The mark of a good system is not how many youth it serves but its ability to take in brokenness and produce wholeness. The child welfare system in America is one solution to a million problems. It is a mechanism and machine that thrives off of fragmented families. The ultimate intention of the foster care system is not reunification. When removing a child from a home, this machine is taking on the parental role saying, “we are going to step in and do this better.” But like an absent parent, they too fail to keep their promises. What happens when families are in a worse state than how we found them? Who is the guard for the lost children? Who keeps in check this machine that was made to be a check? Who keeps the score?
The youth do.
The impacts of a failing system only falls on the youth it fails to serve. When the system sets out to repair something it broke, it is not a favor. It’s its responsibility. Yet, youth in care take the brunt of the system’s negligence and the solitude of our silence. Holding government agencies accountable is not a radical notion — it’s the bare minimum. Every time we don’t speak up about clear injustices, abuses of power and grievances, we trade in short-term discomfort for long-term dysfunction. There are questions to be raised and norms to be challenged. For instance, why are Black and brown youth taken from their homes quicker and have longer stays in care? Why aren’t staff trained in trauma-informed care? Why do foster youth make up a bulk of the homelessness population? Who is to blame when the structure fails, and who takes responsibility? Who picks up the debris, and who is keeping the score?
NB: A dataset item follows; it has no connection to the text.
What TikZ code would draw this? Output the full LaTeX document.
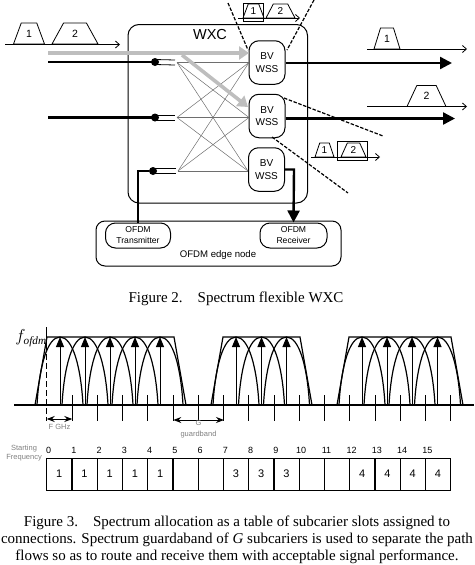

Current and former foster youth in care have, for decades, been praised for their resilience but villainized for their truths. They don’t want us to be adults but don’t allow us to be children. They label us strong, so they can ignore our weaknesses. They want to uplift our voices in public but diminish them in private. They use our stories in rooms we are not welcome in. It is tiring being both the person who needs saving and also the savior. We not only have to survive this system, but now we have to mend it to make it better, to make it equitable and to make it sustainable for the next generation.
We have kept the score. We have hid the scars, and we have kept the peace. Systemic changes don’t happen overnight and over coffee. They are seeds from an outcry, birthed in transition and born in the hearts of the passionate. Every youth that has crossed into child welfare has kept the score, and it isn’t adding up. A system can’t claim to be a solution and produce problems. A system can’t claim to be a safe haven and fail to keep youth safe. You can’t be a refuge for the abandoned and abused, yet go on to abuse and then abandon. You can’t be both heaven and hell. The cost is too high, and the youth and their families are the ones who pay for it.